Click on the link for detailed pictures and instructions 


 3 Tablespoons extra virgin olive oil
1 medium onion, finely diced
3 stalks celery, finely diced
3 carrots, peeled and diced
2 Tablespoons fresh minced garlic
2 Cups shredded, cooked chicken breast
2 Cups steamed white rice
16 oz prepared wild rice (I get mine at Trader Joes, LOVE it)
1 teaspoon kosher salt
1/2 teaspoon black pepper
1/4 teaspoon garlic salt
______
Cheese Sauce
4 Tablespoons butter
1/4 Cup all purpose flour
1/4 teaspoon kosher salt
1/4 teaspoon black pepper
2 Cups chicken broth
1/2 c. shredded cheddar cheese
*1/2 c. shredded cheese on top

(original recipe calls for ALOT more cheese, totally don't need it, I promise)

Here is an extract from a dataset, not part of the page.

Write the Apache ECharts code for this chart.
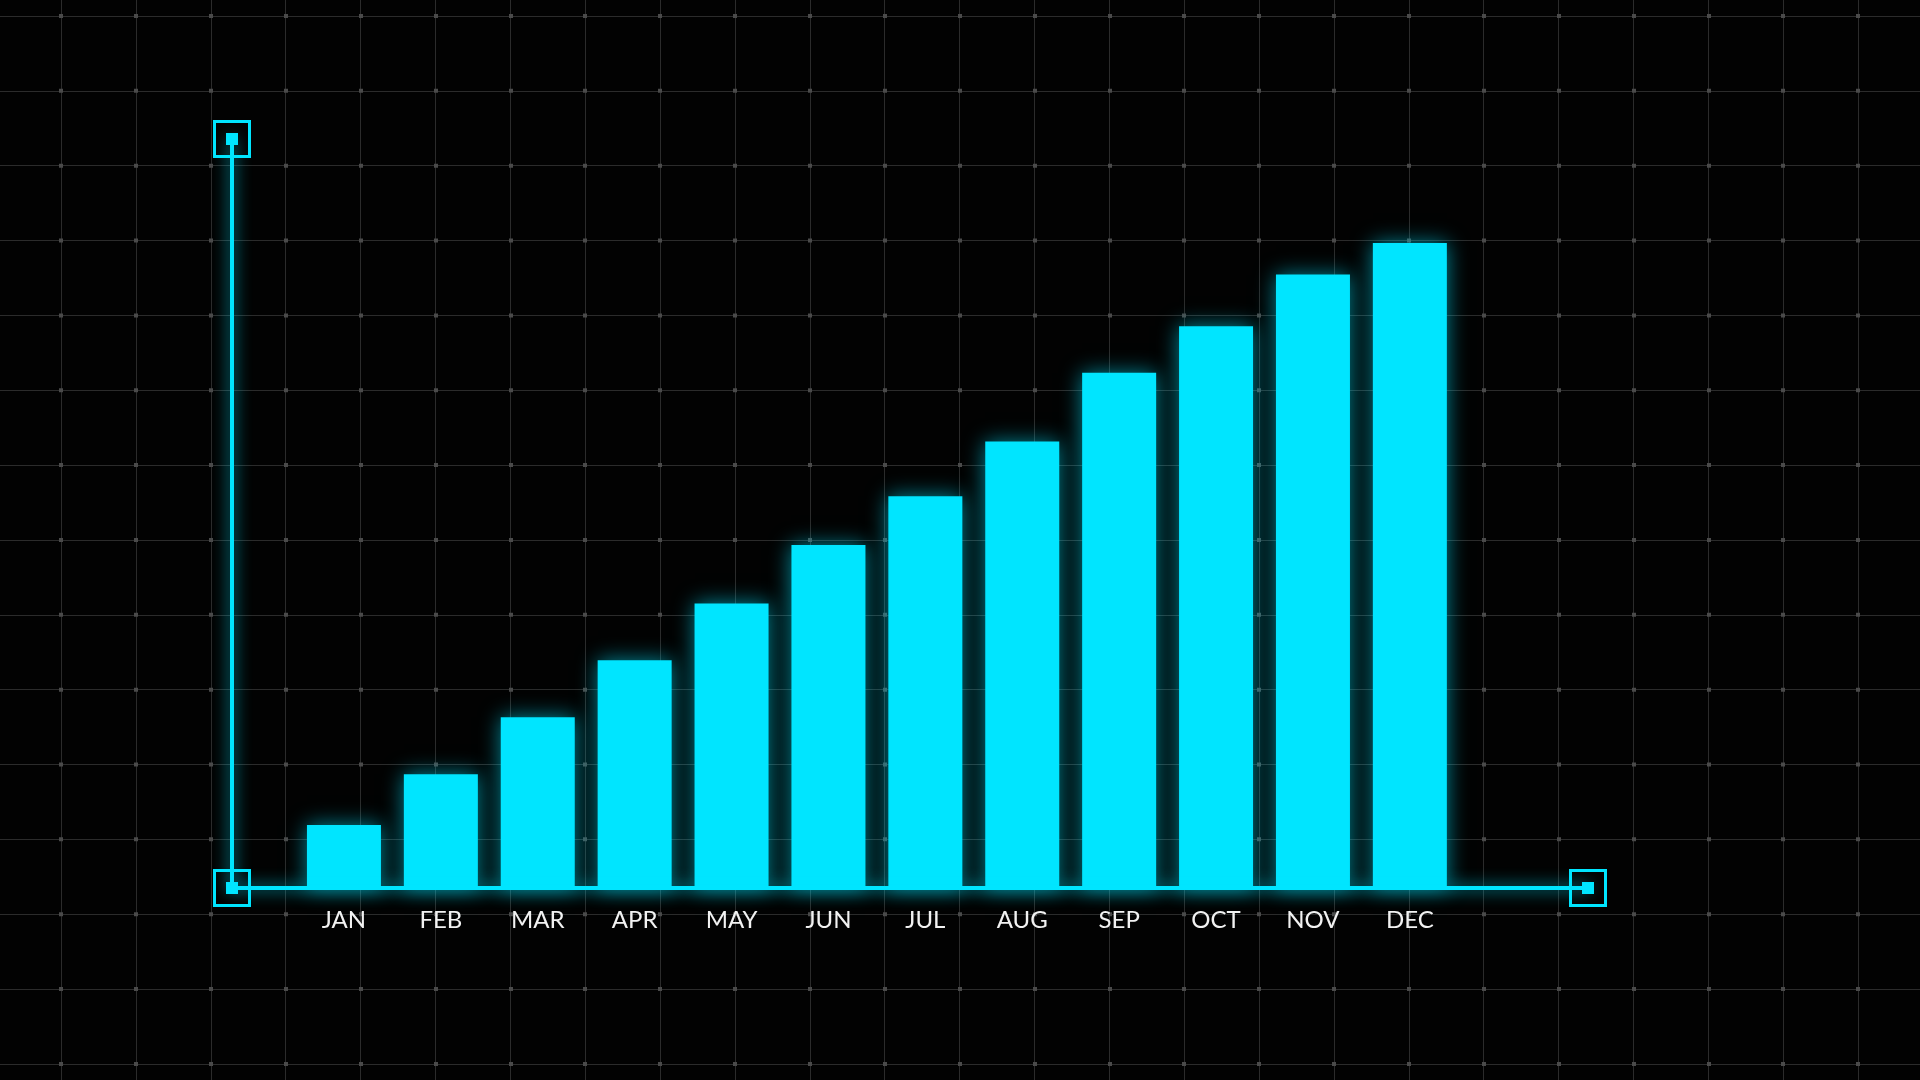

1.  Preheat oven to 350 degrees F.  Heat oil into a medium dutch oven or pot over medium heat.  Saute onion, celery and carrots until softened, about 10 minutes.  Stir in garlic and cook for 1 minute.  Stir in chicken, both rices, salt, pepper and garlic salt.  Reduce heat to low.
2.  To prepare cheese sauce melt butter into a medium saucepan over medium high heat.  Whisk in flour, salt and pepper then slowly pour in chicken broth whisking continuously.  Whisk until thick and nearly boiling then stir in cheese until melted.  Pour cheese sauce into rice mixture then transfer to a 9×13 inch baking dish. Top with additional cheddar cheese and bake for 25-30 minutes or until cheese is melted through.  Serve.